Types of Flows in a Pipe – The type of flow of a liquid depends upon the manner in which the particles unite and move. Though there are many types of flows, yet the following are important :

1. Uniform flow: A flow, in which the liquid particles at all sections of a pipe or channel have  the same velocities, is called a uniform flow.

2. Non-uniform flow: A flow, in which the liquid particles at different sections of a pipe or channel have different velocities, is called a non-uniform flow.

3. Streamline flow (Laminar Flow) : A flow, in which each liquid particle has a definite path and the paths of individual particles do not cross each other, is called a streamline flow.

4. Turbulent flow: A flow, in which each liquid particle does not have a definite path and the paths of individual particles also cross each other, is called a turbulent flow.

5. Steady flow: A flow, in which the quantity of liquid flowing per second is constant, is called a steady flow.
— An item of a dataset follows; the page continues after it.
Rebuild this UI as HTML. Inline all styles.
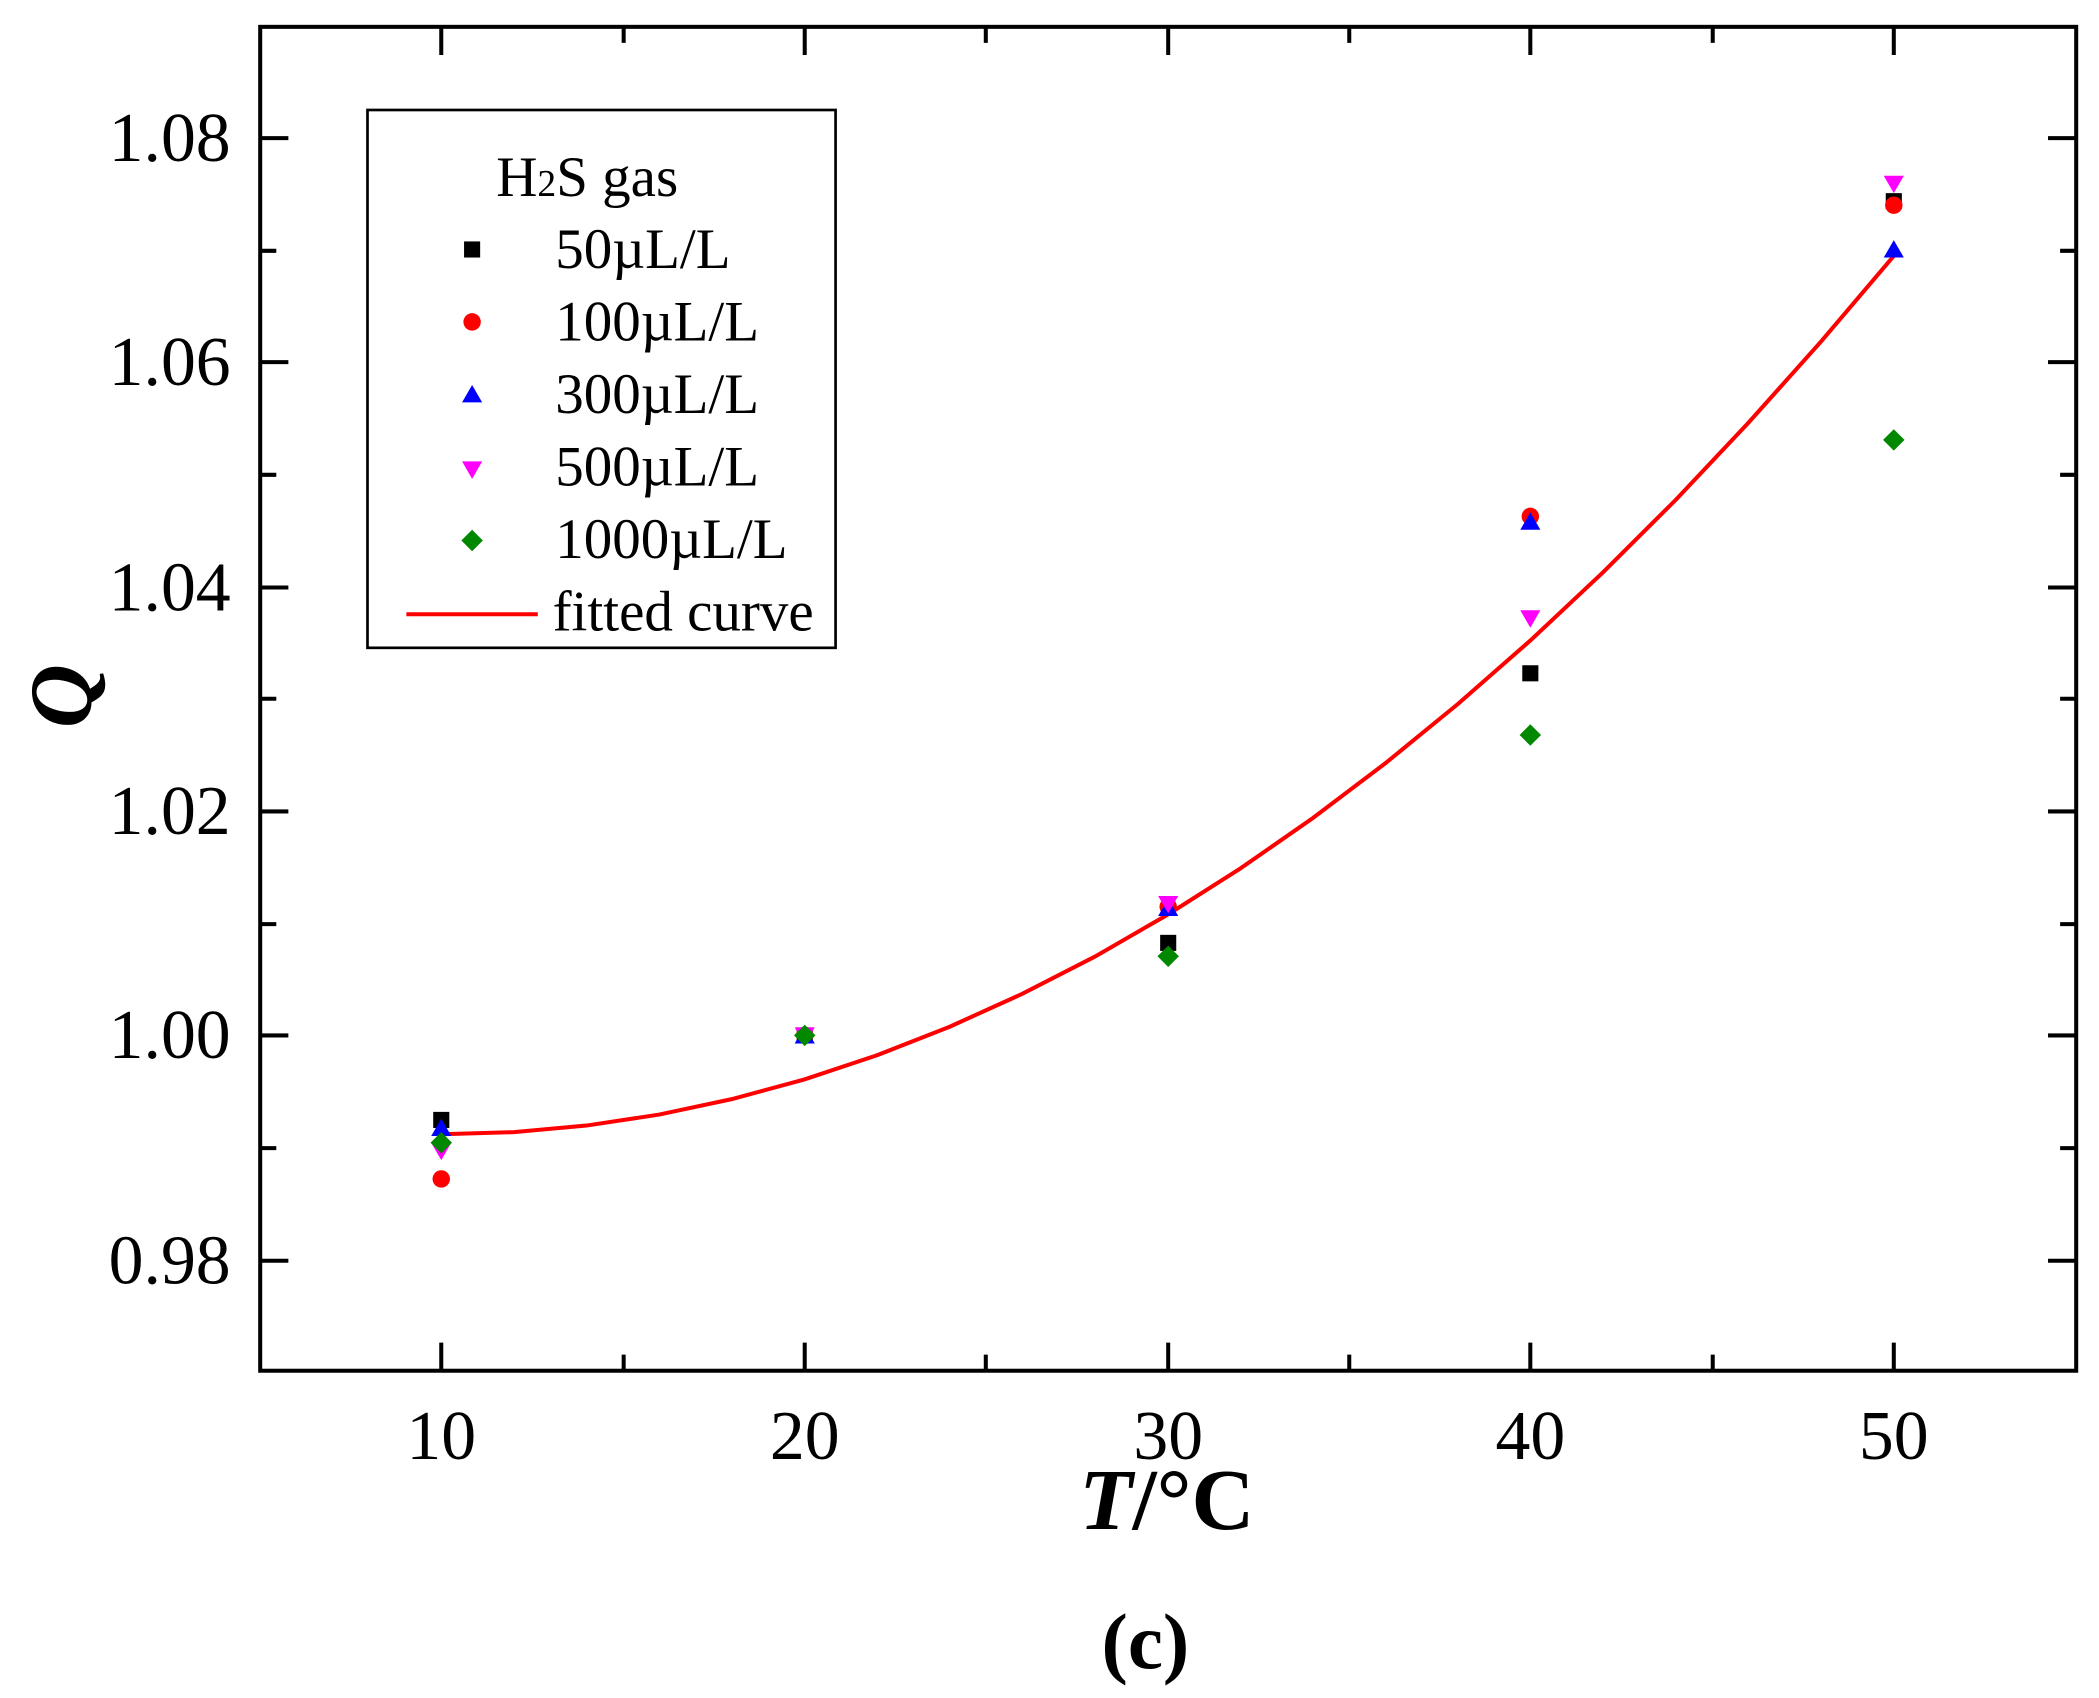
<!DOCTYPE html>
<html><head><meta charset="utf-8"><style>html,body{margin:0;padding:0;background:#fff}svg{display:block}</style></head>
<body>
<svg width="2099" height="1698" viewBox="0 0 1565 1266" xmlns="http://www.w3.org/2000/svg" font-family="'Liberation Serif',serif">
<rect width="1565" height="1266" fill="#fff"/>
<g stroke="#000" stroke-width="3" fill="none">
<rect x="194" y="20" width="1354" height="1002"/>
<path d="M329 1022v-21M600 1022v-21M871 1022v-21M1141 1022v-21M1412 1022v-21
M465 1022v-12M735 1022v-12M1006 1022v-12M1277 1022v-12
M329 20v21M600 20v21M871 20v21M1141 20v21M1412 20v21
M465 20v12M735 20v12M1006 20v12M1277 20v12
M194 103h21M194 270h21M194 438h21M194 605h21M194 772h21M194 940h21
M194 187h12M194 354h12M194 521h12M194 689h12M194 856h12
M1548 103h-21M1548 270h-21M1548 438h-21M1548 605h-21M1548 772h-21M1548 940h-21
M1548 187h-12M1548 354h-12M1548 521h-12M1548 689h-12M1548 856h-12"/>
</g>
<g font-size="52" fill="#000" text-anchor="end">
<text x="172" y="120">1.08</text><text x="172" y="287">1.06</text><text x="172" y="455">1.04</text>
<text x="172" y="622">1.02</text><text x="172" y="789">1.00</text><text x="172" y="957">0.98</text>
</g>
<g font-size="52" fill="#000" text-anchor="middle">
<text x="329" y="1088">10</text><text x="600" y="1088">20</text><text x="871" y="1088">30</text><text x="1141" y="1088">40</text><text x="1412" y="1088">50</text>
</g>
<text x="870" y="1140" font-size="65" font-weight="bold" text-anchor="middle"><tspan font-style="italic">T</tspan>/°C</text>
<text x="854" y="1244" font-size="59" text-anchor="middle" font-weight="bold">(c)</text>
<text transform="translate(68,519) rotate(-90)" font-size="66" font-weight="bold" font-style="italic" text-anchor="middle">Q</text>
<polyline fill="none" stroke="#f00" stroke-width="3" points="329,845.7 383.2,844.1 437.3,839.2 491.5,831 545.6,819.5 599.8,804.8 653.9,786.8 708.1,765.5 762.2,741.0 816.4,713.2 870.5,682.0 924.7,647.6 978.8,610 1033,569 1087.1,524.8 1141.3,477.3 1195.4,426.5 1249.6,372.5 1303.7,315.1 1357.9,254.5 1412,190.8"/>
<defs>
<rect id="sq" x="-6" y="-6" width="12" height="12" fill="#000"/>
<circle id="ci" r="6.5" fill="#f00"/>
<path id="tu" d="M0 -7L7.5 6H-7.5Z" fill="#00f"/>
<path id="td" d="M0 7L7.5 -6H-7.5Z" fill="#f0f"/>
<path id="di" d="M0 -8L8 0L0 8L-8 0Z" fill="#080"/>
</defs>
<use href="#sq" x="329" y="835"/><use href="#sq" x="600" y="772"/><use href="#sq" x="871" y="703"/><use href="#sq" x="1141" y="502"/><use href="#sq" x="1412" y="150"/>
<use href="#ci" x="329" y="879"/><use href="#ci" x="600" y="772"/><use href="#ci" x="871" y="676"/><use href="#ci" x="1141" y="385"/><use href="#ci" x="1412" y="153"/>
<use href="#tu" x="329" y="841"/><use href="#tu" x="600" y="772"/><use href="#tu" x="871" y="677"/><use href="#tu" x="1141" y="389"/><use href="#tu" x="1412" y="186"/>
<use href="#td" x="329" y="858"/><use href="#td" x="600" y="772"/><use href="#td" x="871" y="674"/><use href="#td" x="1141" y="461"/><use href="#td" x="1412" y="137"/>
<use href="#di" x="329" y="852"/><use href="#di" x="600" y="772"/><use href="#di" x="871" y="713"/><use href="#di" x="1141" y="548"/><use href="#di" x="1412" y="328"/>
<rect x="274" y="82" width="349" height="401" fill="#fff" stroke="#000" stroke-width="2"/>
<g font-size="42.5" fill="#000">
<text x="370" y="146">H<tspan font-size="28">2</tspan>S gas</text>
<text x="414" y="200">50µL/L</text>
<text x="414" y="254">100µL/L</text>
<text x="414" y="308">300µL/L</text>
<text x="414" y="362">500µL/L</text>
<text x="414" y="416">1000µL/L</text>
<text x="412" y="470">fitted curve</text>
</g>
<use href="#sq" x="352" y="186"/><use href="#ci" x="352" y="240"/><use href="#tu" x="352" y="294"/><use href="#td" x="352" y="350"/><use href="#di" x="352" y="403"/>
<path d="M303 458H401" stroke="#f00" stroke-width="3"/>
</svg>
</body></html>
A steady flow may be uniform or non – uniform.

6. Unsteady flow: A flow, in which the quantity of liquid flowing per second is not constant, is called an unsteady flow.

7. Compressible flow: A flow, in which the volume of a fluid and its density changes during the flow, is called a compressible flow. All the gases are considered to have compressible flow.

8. In-compressible flow: A flow, in which the volume of a fluid and its density does not change during the flow, is called an incompressible flow. All the liquids are considered to have incompressible flow.

9. Rotational flow: A flow, in which the fluid particles also rotate (i.e. have some angular velocity) about their own axes while flowing, is called a rotational flow.

10. Irrotational flow: A flow, in which the fluid particles do not rotate about their own axes and retain their original orientations, is called an irrotational flow.

11. One-dimensional flow: A flow, in which the streamlines of its moving particles are represented by straight line, is called an one-dimensional flow.

12. Two-dimensional flow: A flow, whose streamlines of its moving particles are represented by a curve, is called a two-dimensional flow.

13. Three – dimensional flow: A flow, whose streamlines are represented in space i.e. along the three mutually perpendicular directions, is called a three – dimensional flow.